• [EXERCISE PROMPT]: Extract the run of lines that starts at the top of the records below and ends at the line with "under same F.</text>", keeping both ends and excluding pictures.

[begin DATA SHOWN]

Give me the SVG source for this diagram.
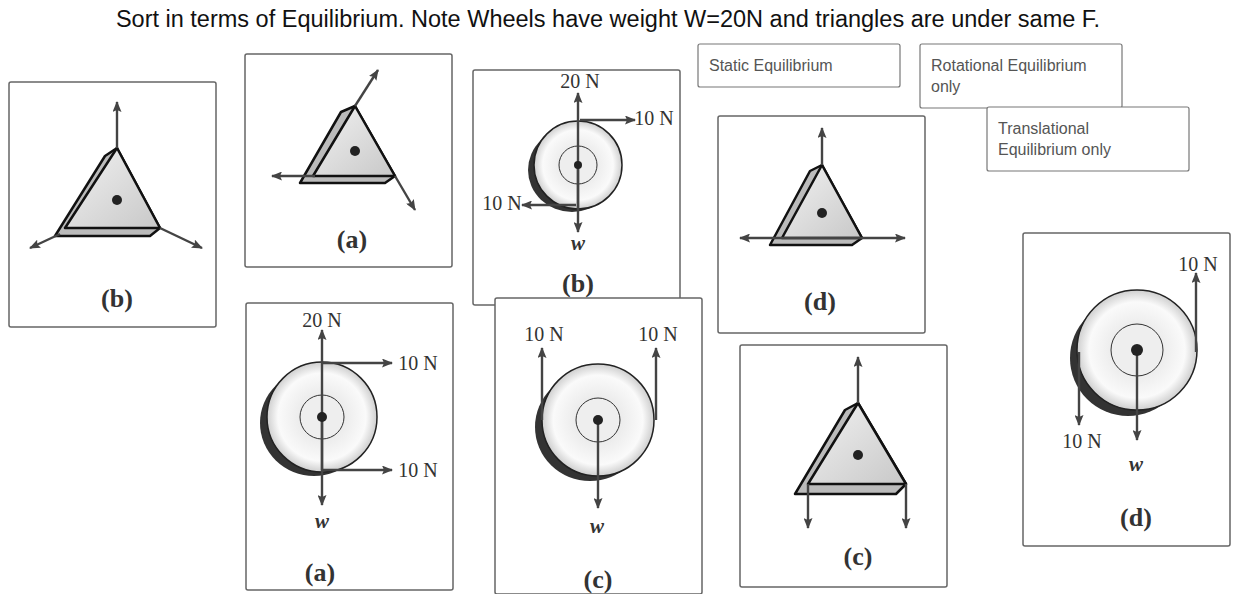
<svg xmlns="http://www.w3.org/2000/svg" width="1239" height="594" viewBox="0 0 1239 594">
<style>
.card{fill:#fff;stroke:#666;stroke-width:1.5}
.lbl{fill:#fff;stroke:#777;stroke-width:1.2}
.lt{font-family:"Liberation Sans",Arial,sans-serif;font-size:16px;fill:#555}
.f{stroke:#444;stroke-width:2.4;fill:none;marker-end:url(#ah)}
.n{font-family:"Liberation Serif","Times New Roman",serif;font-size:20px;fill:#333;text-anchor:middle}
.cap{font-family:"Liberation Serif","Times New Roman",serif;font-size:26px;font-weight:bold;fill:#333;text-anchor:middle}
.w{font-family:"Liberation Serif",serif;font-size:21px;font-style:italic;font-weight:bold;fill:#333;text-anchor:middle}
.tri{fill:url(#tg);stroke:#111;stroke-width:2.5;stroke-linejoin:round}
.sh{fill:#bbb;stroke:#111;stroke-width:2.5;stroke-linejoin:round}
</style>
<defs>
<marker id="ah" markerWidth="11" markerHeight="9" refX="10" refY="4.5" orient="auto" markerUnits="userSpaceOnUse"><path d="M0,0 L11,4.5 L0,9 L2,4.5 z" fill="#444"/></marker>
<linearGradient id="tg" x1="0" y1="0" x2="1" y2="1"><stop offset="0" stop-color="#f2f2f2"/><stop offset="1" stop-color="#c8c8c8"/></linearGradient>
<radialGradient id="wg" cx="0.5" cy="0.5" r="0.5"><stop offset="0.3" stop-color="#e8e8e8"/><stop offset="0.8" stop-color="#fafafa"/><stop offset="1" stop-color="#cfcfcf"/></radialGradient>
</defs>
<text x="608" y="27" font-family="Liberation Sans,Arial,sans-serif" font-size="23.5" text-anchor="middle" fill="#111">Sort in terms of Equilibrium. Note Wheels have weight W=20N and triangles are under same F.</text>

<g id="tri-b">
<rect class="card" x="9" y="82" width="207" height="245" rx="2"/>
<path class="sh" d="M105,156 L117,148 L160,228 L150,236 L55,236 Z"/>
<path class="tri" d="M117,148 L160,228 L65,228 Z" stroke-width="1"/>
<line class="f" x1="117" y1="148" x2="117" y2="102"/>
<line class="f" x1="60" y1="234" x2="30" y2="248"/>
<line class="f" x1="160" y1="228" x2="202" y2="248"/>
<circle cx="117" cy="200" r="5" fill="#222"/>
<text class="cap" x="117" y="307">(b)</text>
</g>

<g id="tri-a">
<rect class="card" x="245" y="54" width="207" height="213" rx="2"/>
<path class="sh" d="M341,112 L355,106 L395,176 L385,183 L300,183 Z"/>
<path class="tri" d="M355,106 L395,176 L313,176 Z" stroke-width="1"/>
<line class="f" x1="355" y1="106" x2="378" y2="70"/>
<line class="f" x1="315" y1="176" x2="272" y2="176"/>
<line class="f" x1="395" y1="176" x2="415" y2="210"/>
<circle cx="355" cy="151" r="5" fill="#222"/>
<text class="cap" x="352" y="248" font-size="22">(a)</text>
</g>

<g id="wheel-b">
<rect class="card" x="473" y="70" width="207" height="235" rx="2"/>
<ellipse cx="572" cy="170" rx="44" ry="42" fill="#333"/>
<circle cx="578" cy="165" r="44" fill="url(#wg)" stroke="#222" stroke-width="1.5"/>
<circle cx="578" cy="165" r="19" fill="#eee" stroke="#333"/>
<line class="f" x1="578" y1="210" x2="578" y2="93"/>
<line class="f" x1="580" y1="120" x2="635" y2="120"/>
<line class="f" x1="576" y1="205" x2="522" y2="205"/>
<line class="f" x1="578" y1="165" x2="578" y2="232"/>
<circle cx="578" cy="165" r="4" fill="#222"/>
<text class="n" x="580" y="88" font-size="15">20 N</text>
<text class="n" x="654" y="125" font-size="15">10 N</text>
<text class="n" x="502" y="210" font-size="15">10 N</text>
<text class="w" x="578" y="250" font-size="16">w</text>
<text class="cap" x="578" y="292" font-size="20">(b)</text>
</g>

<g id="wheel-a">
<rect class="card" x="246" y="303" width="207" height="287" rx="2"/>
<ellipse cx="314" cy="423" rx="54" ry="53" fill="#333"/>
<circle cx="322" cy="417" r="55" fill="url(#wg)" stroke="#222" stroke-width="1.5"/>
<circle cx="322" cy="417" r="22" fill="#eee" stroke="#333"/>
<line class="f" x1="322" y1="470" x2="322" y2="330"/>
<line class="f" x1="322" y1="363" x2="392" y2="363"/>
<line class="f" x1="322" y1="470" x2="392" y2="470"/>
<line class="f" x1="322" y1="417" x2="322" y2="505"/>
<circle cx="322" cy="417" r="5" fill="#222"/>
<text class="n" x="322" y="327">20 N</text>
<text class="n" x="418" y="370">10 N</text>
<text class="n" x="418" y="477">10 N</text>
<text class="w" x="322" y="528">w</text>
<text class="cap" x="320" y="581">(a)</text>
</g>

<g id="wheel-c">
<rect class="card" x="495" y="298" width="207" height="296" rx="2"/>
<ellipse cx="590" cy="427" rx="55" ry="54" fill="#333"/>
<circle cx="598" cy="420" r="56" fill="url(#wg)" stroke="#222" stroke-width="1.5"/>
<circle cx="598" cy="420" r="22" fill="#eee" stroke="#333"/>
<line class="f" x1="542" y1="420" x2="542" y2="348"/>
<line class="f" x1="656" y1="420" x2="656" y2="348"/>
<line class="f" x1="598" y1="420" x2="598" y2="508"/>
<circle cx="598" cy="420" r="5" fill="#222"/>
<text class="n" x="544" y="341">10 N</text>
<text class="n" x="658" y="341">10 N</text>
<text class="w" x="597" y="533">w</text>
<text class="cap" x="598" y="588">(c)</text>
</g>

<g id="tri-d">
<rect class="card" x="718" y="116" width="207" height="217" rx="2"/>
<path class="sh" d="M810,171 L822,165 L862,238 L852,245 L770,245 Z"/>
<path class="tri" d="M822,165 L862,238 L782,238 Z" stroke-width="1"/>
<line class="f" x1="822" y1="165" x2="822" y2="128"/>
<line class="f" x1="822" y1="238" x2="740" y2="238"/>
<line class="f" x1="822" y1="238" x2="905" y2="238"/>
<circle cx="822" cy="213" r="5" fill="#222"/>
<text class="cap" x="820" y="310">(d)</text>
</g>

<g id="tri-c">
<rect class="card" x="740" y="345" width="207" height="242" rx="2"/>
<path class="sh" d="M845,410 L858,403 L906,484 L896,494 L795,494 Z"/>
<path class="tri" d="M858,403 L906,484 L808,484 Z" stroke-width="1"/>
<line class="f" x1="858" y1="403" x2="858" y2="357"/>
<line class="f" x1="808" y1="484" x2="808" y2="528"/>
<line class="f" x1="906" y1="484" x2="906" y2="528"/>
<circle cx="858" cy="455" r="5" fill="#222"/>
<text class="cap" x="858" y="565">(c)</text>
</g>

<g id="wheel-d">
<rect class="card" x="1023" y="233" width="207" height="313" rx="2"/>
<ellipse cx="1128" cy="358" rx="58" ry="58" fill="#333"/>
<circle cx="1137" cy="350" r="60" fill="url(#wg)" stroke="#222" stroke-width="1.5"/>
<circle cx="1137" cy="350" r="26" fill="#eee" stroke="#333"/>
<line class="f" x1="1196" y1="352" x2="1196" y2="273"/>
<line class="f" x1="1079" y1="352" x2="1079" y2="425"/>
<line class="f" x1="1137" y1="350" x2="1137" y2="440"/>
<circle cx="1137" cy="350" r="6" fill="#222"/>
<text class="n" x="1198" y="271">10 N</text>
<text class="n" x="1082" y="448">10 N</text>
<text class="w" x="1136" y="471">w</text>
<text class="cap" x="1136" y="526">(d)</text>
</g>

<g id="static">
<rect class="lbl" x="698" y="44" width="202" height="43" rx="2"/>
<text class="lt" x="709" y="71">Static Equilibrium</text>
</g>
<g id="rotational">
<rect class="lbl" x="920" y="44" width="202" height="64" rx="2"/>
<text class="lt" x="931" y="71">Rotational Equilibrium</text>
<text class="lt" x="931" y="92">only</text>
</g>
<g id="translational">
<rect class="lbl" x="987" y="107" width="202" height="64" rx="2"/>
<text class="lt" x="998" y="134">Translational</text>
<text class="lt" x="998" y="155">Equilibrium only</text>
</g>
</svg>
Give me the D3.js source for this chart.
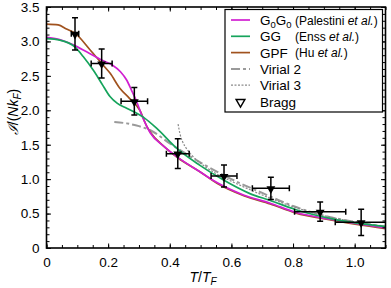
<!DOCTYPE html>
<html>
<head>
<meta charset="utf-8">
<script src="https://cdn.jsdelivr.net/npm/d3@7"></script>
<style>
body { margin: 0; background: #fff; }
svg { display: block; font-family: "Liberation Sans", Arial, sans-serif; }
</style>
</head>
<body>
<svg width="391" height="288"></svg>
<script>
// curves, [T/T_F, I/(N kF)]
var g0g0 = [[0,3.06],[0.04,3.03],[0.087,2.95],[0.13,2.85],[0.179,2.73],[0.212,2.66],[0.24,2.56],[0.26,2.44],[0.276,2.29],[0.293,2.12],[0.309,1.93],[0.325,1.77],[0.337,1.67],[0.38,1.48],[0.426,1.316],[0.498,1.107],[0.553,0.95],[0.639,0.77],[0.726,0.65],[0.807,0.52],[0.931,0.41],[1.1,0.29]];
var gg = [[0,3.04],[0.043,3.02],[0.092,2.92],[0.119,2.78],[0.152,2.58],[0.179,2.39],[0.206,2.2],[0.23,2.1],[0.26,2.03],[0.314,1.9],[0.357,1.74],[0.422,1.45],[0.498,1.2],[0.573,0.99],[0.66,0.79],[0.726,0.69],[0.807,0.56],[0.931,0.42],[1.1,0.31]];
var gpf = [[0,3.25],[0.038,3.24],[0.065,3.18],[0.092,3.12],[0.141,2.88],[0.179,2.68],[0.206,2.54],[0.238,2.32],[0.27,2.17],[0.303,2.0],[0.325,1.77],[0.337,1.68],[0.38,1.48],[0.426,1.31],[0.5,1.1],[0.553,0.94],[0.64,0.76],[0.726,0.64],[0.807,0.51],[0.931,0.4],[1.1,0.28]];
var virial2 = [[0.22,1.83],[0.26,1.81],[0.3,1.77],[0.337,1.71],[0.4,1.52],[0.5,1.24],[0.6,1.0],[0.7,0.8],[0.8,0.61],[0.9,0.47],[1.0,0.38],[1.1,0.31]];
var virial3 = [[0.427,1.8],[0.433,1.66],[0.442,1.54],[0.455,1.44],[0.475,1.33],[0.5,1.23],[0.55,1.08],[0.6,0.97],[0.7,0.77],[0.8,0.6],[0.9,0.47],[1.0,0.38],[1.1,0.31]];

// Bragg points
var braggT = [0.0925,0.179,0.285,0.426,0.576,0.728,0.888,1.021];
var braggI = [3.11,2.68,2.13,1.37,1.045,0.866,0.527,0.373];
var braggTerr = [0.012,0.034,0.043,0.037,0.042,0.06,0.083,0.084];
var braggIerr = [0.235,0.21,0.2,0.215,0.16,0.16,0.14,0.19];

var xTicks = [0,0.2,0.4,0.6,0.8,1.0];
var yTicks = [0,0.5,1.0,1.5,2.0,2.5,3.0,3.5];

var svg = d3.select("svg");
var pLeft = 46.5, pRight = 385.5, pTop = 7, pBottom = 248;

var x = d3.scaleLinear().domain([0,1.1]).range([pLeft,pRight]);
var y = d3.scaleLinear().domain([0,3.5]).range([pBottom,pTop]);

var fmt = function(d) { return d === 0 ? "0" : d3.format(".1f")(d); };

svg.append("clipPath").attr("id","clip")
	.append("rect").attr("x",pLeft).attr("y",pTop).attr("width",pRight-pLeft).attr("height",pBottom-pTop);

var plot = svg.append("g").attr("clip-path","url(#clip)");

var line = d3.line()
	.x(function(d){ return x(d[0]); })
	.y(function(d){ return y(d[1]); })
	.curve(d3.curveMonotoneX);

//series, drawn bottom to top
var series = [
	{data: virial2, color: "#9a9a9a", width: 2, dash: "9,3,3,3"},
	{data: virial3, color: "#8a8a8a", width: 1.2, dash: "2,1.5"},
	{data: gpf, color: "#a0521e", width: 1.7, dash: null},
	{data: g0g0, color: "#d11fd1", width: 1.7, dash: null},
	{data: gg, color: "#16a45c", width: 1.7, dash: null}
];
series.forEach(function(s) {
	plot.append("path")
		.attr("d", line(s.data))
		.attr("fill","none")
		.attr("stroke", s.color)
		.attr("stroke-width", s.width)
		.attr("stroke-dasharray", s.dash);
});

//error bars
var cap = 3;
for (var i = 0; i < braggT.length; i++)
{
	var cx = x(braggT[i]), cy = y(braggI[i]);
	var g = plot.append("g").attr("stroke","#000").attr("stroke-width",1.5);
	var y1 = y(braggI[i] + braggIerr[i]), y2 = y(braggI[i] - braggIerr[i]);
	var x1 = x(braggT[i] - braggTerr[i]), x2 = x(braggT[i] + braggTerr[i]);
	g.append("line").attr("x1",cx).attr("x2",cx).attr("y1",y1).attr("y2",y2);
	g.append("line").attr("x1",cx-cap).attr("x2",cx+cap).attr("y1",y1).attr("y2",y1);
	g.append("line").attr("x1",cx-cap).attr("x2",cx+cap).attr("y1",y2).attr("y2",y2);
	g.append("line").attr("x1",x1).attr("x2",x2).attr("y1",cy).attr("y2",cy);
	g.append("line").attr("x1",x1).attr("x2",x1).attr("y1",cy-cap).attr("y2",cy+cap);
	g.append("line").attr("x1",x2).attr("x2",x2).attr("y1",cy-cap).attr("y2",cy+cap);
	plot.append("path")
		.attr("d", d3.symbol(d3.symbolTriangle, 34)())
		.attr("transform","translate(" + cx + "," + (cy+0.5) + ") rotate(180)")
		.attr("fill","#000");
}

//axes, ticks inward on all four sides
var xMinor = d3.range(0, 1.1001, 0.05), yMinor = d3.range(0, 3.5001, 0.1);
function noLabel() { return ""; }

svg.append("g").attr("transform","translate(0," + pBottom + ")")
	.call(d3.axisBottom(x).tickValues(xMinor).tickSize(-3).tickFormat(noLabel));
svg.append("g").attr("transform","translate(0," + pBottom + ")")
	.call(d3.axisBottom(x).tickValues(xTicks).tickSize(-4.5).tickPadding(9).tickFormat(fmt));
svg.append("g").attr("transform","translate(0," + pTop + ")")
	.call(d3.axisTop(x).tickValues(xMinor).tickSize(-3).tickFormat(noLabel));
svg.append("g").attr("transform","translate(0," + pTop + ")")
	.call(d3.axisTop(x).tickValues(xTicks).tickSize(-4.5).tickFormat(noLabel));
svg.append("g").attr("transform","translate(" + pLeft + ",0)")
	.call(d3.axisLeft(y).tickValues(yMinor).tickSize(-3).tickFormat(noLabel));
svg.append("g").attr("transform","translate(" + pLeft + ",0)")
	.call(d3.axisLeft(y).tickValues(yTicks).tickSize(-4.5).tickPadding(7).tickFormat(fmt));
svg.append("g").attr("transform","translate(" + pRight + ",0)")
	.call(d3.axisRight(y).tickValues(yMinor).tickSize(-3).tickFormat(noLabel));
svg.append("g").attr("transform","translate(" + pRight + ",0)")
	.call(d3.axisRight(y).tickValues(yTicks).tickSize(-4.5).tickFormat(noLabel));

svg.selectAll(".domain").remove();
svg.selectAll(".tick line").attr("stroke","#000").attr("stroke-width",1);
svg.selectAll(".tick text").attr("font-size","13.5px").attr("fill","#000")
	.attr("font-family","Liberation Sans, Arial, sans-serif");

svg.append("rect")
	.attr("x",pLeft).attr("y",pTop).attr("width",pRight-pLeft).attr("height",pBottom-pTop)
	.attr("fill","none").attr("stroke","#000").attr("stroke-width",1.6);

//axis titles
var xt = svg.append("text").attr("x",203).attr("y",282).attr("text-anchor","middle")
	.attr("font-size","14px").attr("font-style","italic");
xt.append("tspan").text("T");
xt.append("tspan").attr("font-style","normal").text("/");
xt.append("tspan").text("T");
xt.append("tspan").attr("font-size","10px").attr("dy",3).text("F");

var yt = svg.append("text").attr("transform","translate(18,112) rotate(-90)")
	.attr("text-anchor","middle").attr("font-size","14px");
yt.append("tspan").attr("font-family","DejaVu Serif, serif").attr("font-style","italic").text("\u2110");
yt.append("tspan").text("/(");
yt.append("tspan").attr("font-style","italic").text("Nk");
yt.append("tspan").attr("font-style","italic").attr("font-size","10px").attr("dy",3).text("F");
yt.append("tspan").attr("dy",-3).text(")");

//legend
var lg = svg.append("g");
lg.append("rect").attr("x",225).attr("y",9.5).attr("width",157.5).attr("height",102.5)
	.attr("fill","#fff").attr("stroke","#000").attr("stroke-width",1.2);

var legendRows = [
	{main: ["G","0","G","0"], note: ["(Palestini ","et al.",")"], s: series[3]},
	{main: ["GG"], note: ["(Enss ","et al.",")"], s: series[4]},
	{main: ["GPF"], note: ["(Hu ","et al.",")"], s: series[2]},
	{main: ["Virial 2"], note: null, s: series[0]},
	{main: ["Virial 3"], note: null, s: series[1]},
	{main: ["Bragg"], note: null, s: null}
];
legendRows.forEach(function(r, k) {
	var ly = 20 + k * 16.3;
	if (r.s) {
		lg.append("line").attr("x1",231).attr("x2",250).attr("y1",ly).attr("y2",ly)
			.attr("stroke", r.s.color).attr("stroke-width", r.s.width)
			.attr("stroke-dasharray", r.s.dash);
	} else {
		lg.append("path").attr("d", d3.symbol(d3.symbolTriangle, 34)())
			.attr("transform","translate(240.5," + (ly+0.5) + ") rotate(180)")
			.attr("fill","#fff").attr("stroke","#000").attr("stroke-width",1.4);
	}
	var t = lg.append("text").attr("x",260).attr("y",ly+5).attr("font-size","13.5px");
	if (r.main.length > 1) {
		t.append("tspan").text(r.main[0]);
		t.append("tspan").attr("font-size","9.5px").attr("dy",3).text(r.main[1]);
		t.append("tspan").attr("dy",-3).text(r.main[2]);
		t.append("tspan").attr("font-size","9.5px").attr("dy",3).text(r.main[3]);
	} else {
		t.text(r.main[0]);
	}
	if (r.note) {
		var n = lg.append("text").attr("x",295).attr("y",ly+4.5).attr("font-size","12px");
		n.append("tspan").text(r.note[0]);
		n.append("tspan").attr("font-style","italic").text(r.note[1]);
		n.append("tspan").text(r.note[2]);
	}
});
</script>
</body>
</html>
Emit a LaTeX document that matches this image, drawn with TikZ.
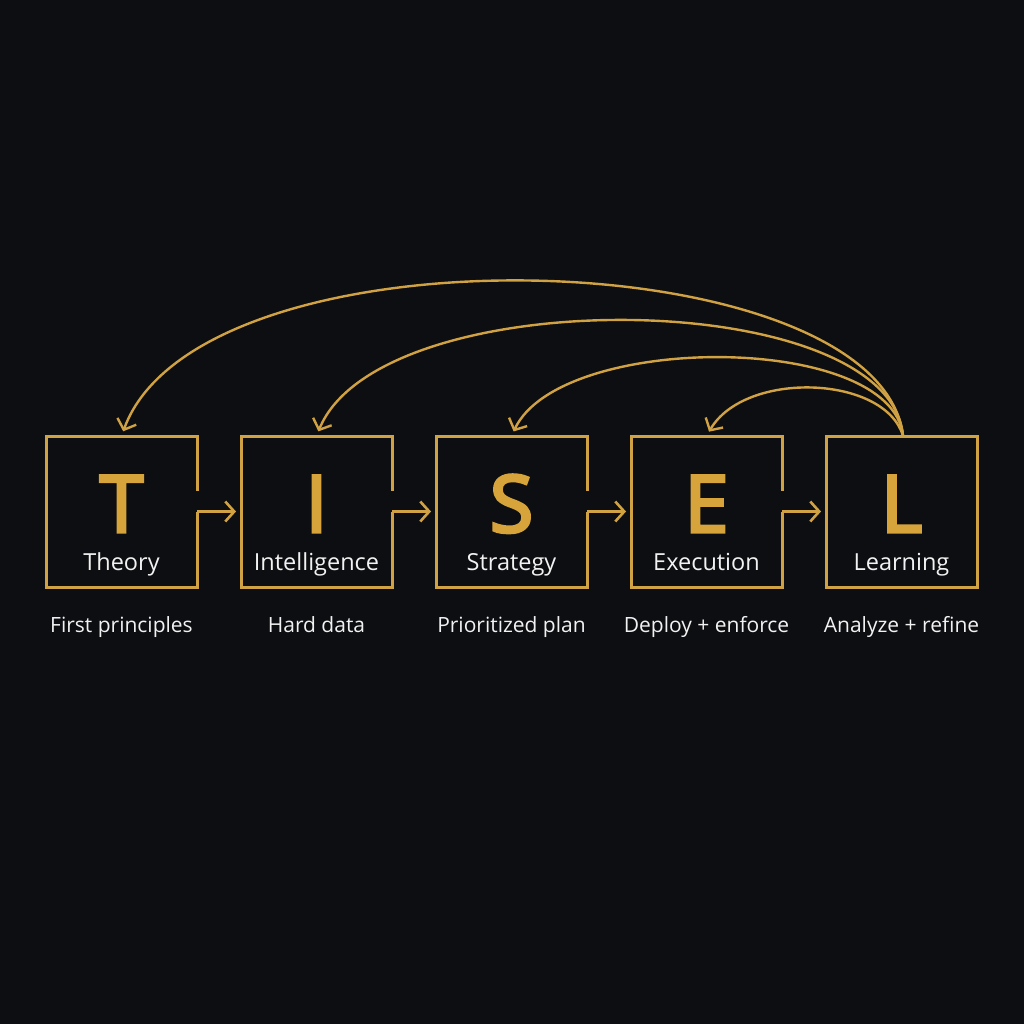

[end DATA SHOWN]

• [RESULT OF THE EXERCISE]:
Give me the SVG source for this diagram.
<svg xmlns="http://www.w3.org/2000/svg" width="1239" height="594" viewBox="0 0 1239 594">
<style>
.card{fill:#fff;stroke:#666;stroke-width:1.5}
.lbl{fill:#fff;stroke:#777;stroke-width:1.2}
.lt{font-family:"Liberation Sans",Arial,sans-serif;font-size:16px;fill:#555}
.f{stroke:#444;stroke-width:2.4;fill:none;marker-end:url(#ah)}
.n{font-family:"Liberation Serif","Times New Roman",serif;font-size:20px;fill:#333;text-anchor:middle}
.cap{font-family:"Liberation Serif","Times New Roman",serif;font-size:26px;font-weight:bold;fill:#333;text-anchor:middle}
.w{font-family:"Liberation Serif",serif;font-size:21px;font-style:italic;font-weight:bold;fill:#333;text-anchor:middle}
.tri{fill:url(#tg);stroke:#111;stroke-width:2.5;stroke-linejoin:round}
.sh{fill:#bbb;stroke:#111;stroke-width:2.5;stroke-linejoin:round}
</style>
<defs>
<marker id="ah" markerWidth="11" markerHeight="9" refX="10" refY="4.5" orient="auto" markerUnits="userSpaceOnUse"><path d="M0,0 L11,4.5 L0,9 L2,4.5 z" fill="#444"/></marker>
<linearGradient id="tg" x1="0" y1="0" x2="1" y2="1"><stop offset="0" stop-color="#f2f2f2"/><stop offset="1" stop-color="#c8c8c8"/></linearGradient>
<radialGradient id="wg" cx="0.5" cy="0.5" r="0.5"><stop offset="0.3" stop-color="#e8e8e8"/><stop offset="0.8" stop-color="#fafafa"/><stop offset="1" stop-color="#cfcfcf"/></radialGradient>
</defs>
<text x="608" y="27" font-family="Liberation Sans,Arial,sans-serif" font-size="23.5" text-anchor="middle" fill="#111">Sort in terms of Equilibrium. Note Wheels have weight W=20N and triangles are under same F.</text>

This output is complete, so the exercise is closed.